With respect to repayment disclosures, a random sample of consumers were presented with one of seven different hypothetical monthly credit card statements, each with various levels of repayment disclosures and warnings, including those required by the CARD Act, and asked to make a repayment decision.  Controlling for variables such as income level, as above, the results indicated that repayment disclosures generally did not meaningfully alter consumers’ propensity to make only the minimum payment requirement.  In fact, disclosing future interest cost information significantly increased the likelihood that consumers would pay only the minimum amount required (though this effect was attenuated when information about the time to pay off the balance also is disclosed).  According to the study, “these three types of information (time to pay off the loan, future interest cost, and repayment needed to pay off the balance in three years) are exactly what the recently enacted Credit CARD Act requires lenders to include.  Our research suggests that relying on this information disclosure alone is not likely to offset the negative effects of including minimum payment information in the bills and probably will not increase debtors' monthly repayments to the levels expected."

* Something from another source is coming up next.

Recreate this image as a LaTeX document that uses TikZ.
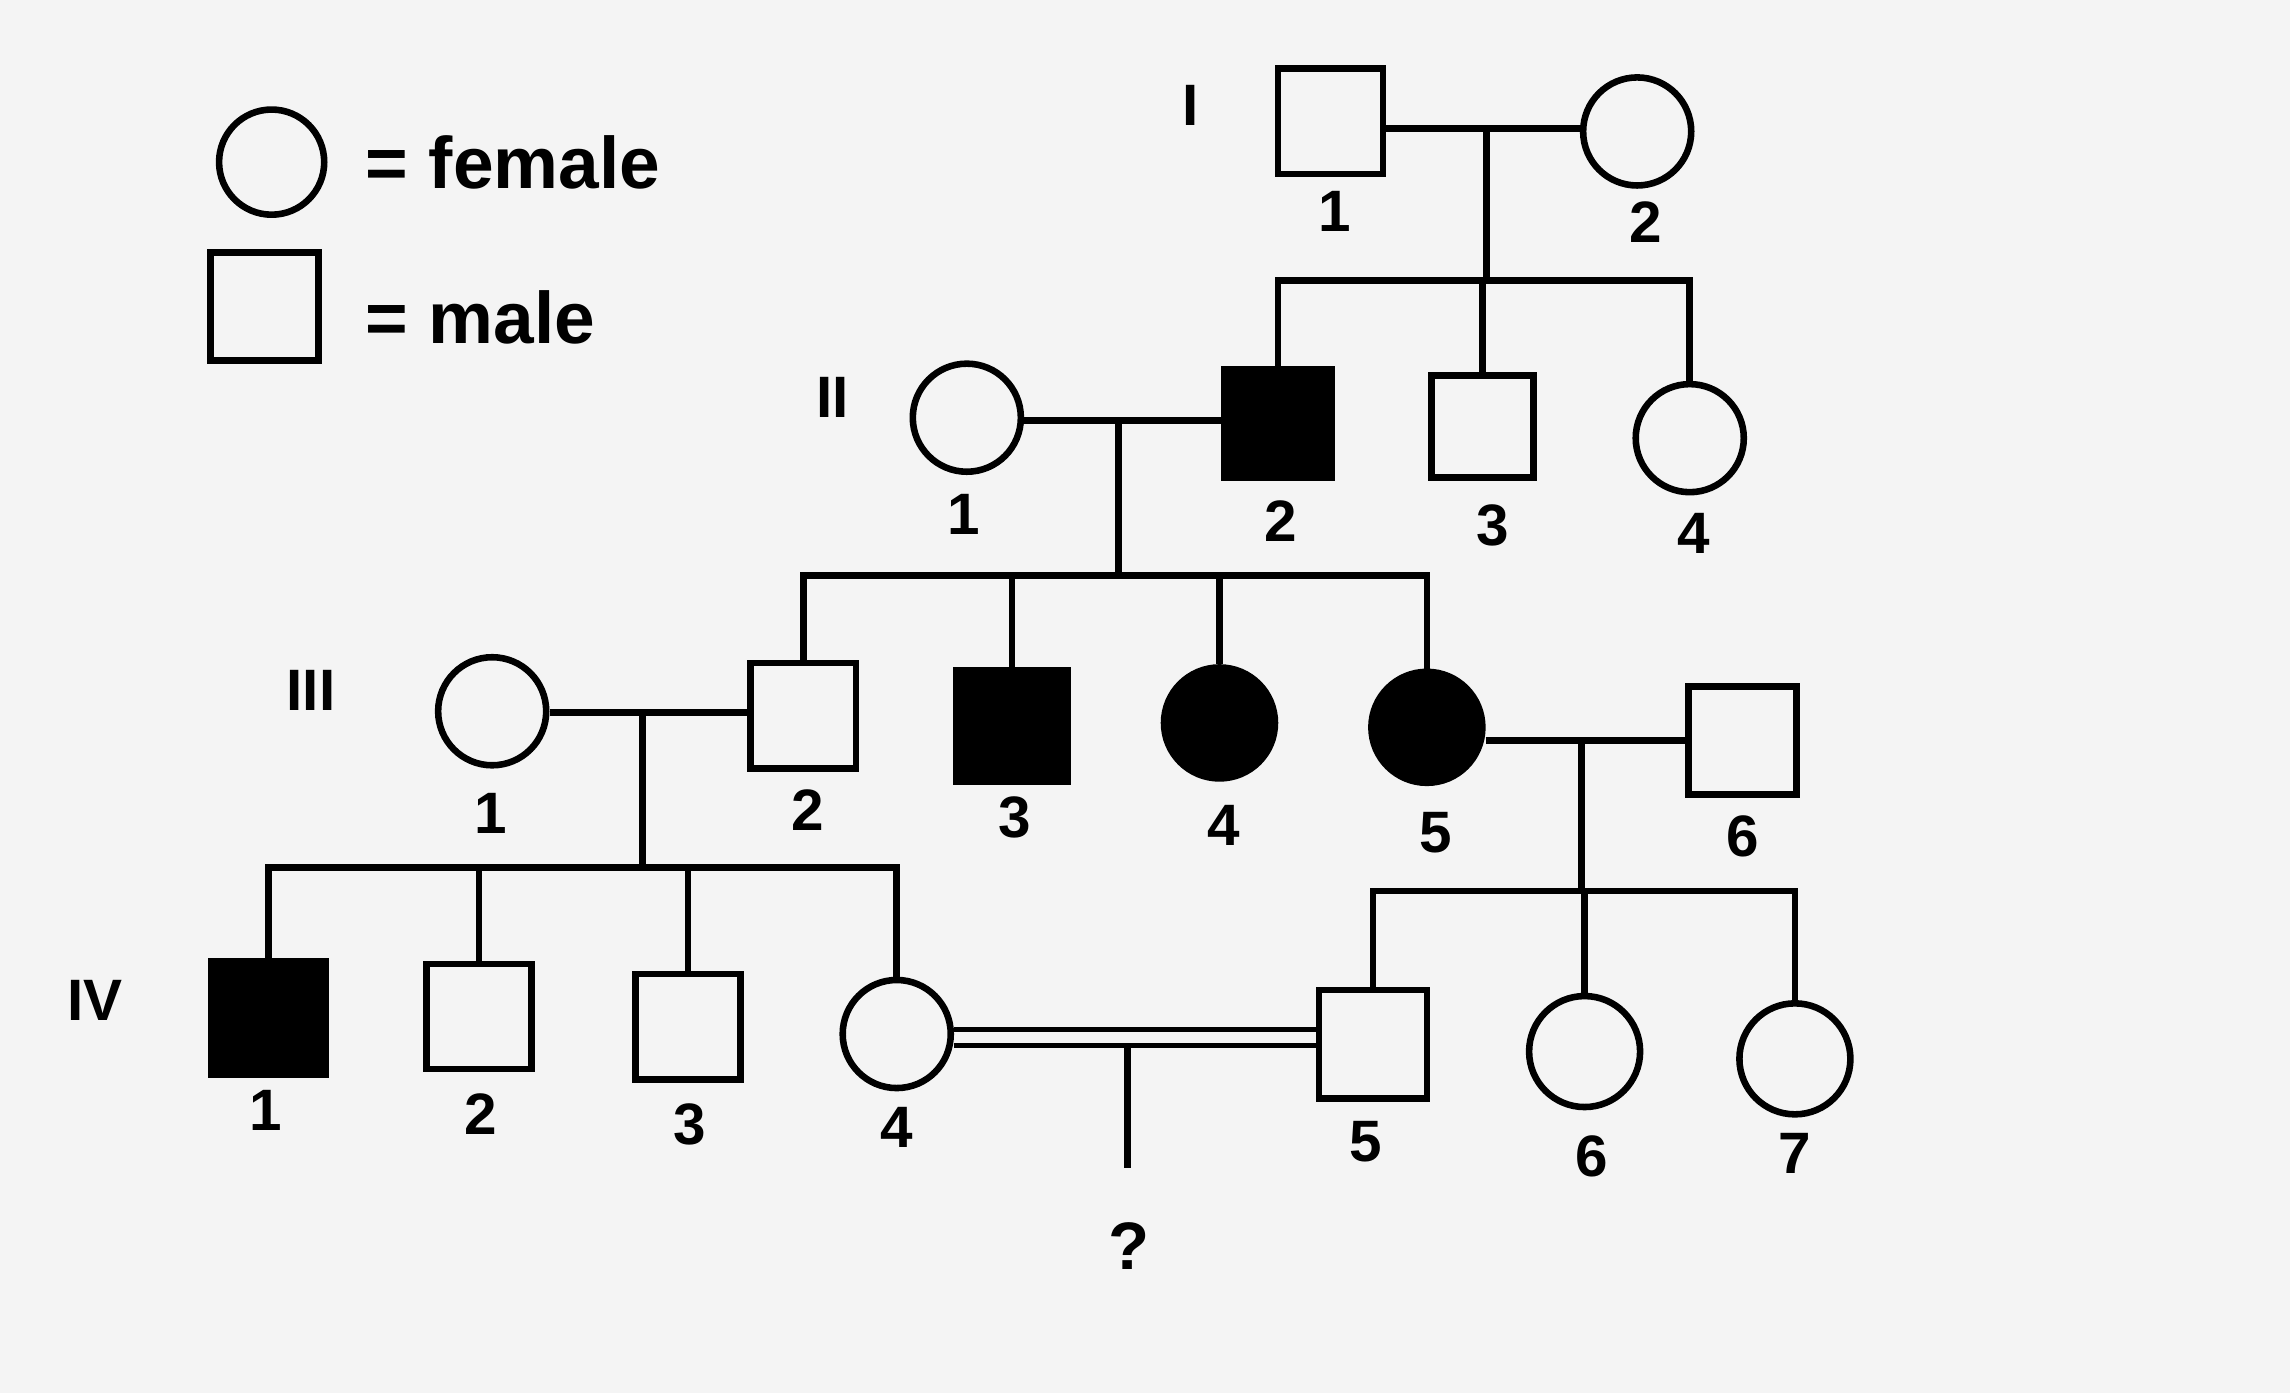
\documentclass[tikz,border=0pt]{standalone}
\usepackage{fontspec}
\setmainfont{Liberation Sans}
\begin{document}
\begin{tikzpicture}[x=1pt,y=-1pt,line width=4.5pt,
  sq/.style={draw,rectangle,minimum size=#1pt,inner sep=0pt},
  ci/.style={draw,circle,minimum size=#1pt,inner sep=0pt},
  af/.style={fill=black},
  num/.style={font=\fontsize{40}{40}\selectfont\bfseries},
  leg/.style={font=\fontsize{50}{50}\selectfont\bfseries,anchor=west}]
\fill[gray!9] (0,0) rectangle (1568,954);
\useasboundingbox (0,0) rectangle (1568,954);
% legend
\node[ci=72] (lf) at (186,111) {};
\node[leg] (lft) at (245,111) {= female};
\node[sq=74] (lm) at (181,210) {};
\node[leg] (lmt) at (245,217) {= male};
% generation labels
\node[num] (gI) at (815,72) {I};
\node[num] (gII) at (570,272) {II};
\node[num] (gIII) at (213,473) {III};
\node[num] (gIV) at (65,685) {IV};
% Gen I
\node[sq=72] (a1) at (911,83) {};
\node[ci=74] (a2) at (1121,90) {};
\node[num] at (914,145) {1};
\node[num] at (1127,152) {2};
\coordinate (ma) at (1018,88);
\draw (a1.east |- ma) -- (a2.west |- ma);
\coordinate (sa) at (1018,192);
\draw (ma) -- (sa);
% Gen II
\node[ci=74] (b1) at (662,286) {};
\node[sq=74,af] (b2) at (875,290) {};
\node[sq=70] (b3) at (1015,292) {};
\node[ci=74] (b4) at (1157,300) {};
\draw (b2.north) -- (b2.north |- sa) -- (b4.north |- sa) -- (b4.north);
\draw (b3.north |- sa) -- (b3.north);
\node[num] at (660,352) {1};
\node[num] at (877,357) {2};
\node[num] at (1022,360) {3};
\node[num] at (1160,365) {4};
\coordinate (mb) at (766,288);
\draw (b1.east |- mb) -- (b2.west |- mb);
\coordinate (sb) at (766,394);
\draw (mb) -- (sb);
% Gen III
\node[ci=74] (c1) at (337,487) {};
\node[sq=72] (c2) at (550,490) {};
\node[sq=76,af] (c3) at (693,497) {};
\node[ci=76,af] (c4) at (835,495) {};
\node[ci=76,af] (c5) at (977,498) {};
\node[sq=74] (c6) at (1193,507) {};
\draw (c2.north) -- (c2.north |- sb) -- (c5.north |- sb) -- (c5.north);
\draw (c3.north |- sb) -- (c3.north);
\draw (c4.north |- sb) -- (c4.north);
\node[num] at (336,557) {1};
\node[num] at (553,555) {2};
\node[num] at (695,560) {3};
\node[num] at (838,565) {4};
\node[num] at (983,570) {5};
\node[num] at (1193,573) {6};
\coordinate (mc) at (440,488);
\draw (c1.east |- mc) -- (c2.west |- mc);
\coordinate (sc) at (440,594);
\draw (mc) -- (sc);
\coordinate (md) at (1083,507);
\draw (c5.east |- md) -- (c6.west |- md);
\coordinate (sd) at (1083,610);
\draw (md) -- (sd);
% Gen IV
\node[sq=78,af] (d1) at (184,697) {};
\node[sq=72] (d2) at (328,696) {};
\node[sq=72] (d3) at (471,703) {};
\node[ci=74] (d4) at (614,708) {};
\node[sq=74] (d5) at (940,715) {};
\node[ci=76] (d6) at (1085,720) {};
\node[ci=76] (d7) at (1229,725) {};
\draw (d1.north) -- (d1.north |- sc) -- (d4.north |- sc) -- (d4.north);
\draw (d2.north |- sc) -- (d2.north);
\draw (d3.north |- sc) -- (d3.north);
\draw (d5.north) -- (d5.north |- sd) -- (d7.north |- sd) -- (d7.north);
\draw (d6.north |- sd) -- (d6.north);
\node[num] at (182,760) {1};
\node[num] at (329,763) {2};
\node[num] at (472,770) {3};
\node[num] at (614,772) {4};
\node[num] at (935,782) {5};
\node[num] at (1090,792) {6};
\node[num] at (1229,790) {7};
% consanguineous mating
\draw[line width=3.5pt] (d4.east |- 0,705) -- (d5.west |- 0,705);
\draw[line width=3.5pt] (d4.east |- 0,716) -- (d5.west |- 0,716);
\coordinate (me) at (772,716);
\node[num,font=\fontsize{46}{46}\selectfont\bfseries] (q) at (773,853) {?};
\draw (me) -- (772,800);
\end{tikzpicture}
\end{document}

The CFPB has made much – for instance in its recently issued initial examination manual – of being “data driven.”  Query whether, and where, the CFPB will allow itself to be driven by the data in the recent study, suggesting as they do that disclosures intended to nudge consumers toward higher minimum payments fail to have the intended effect.  One possible CFPB response, perhaps leveraging the 2003 interagency guidance that generally barred negative amortization in credit card accounts, would be to simply mandate specified levels of minimum payments.  In any case, the CFPB’s confrontation with the limits of disclosure in shaping consumer behavior will be a key theme in the new agency’s early development.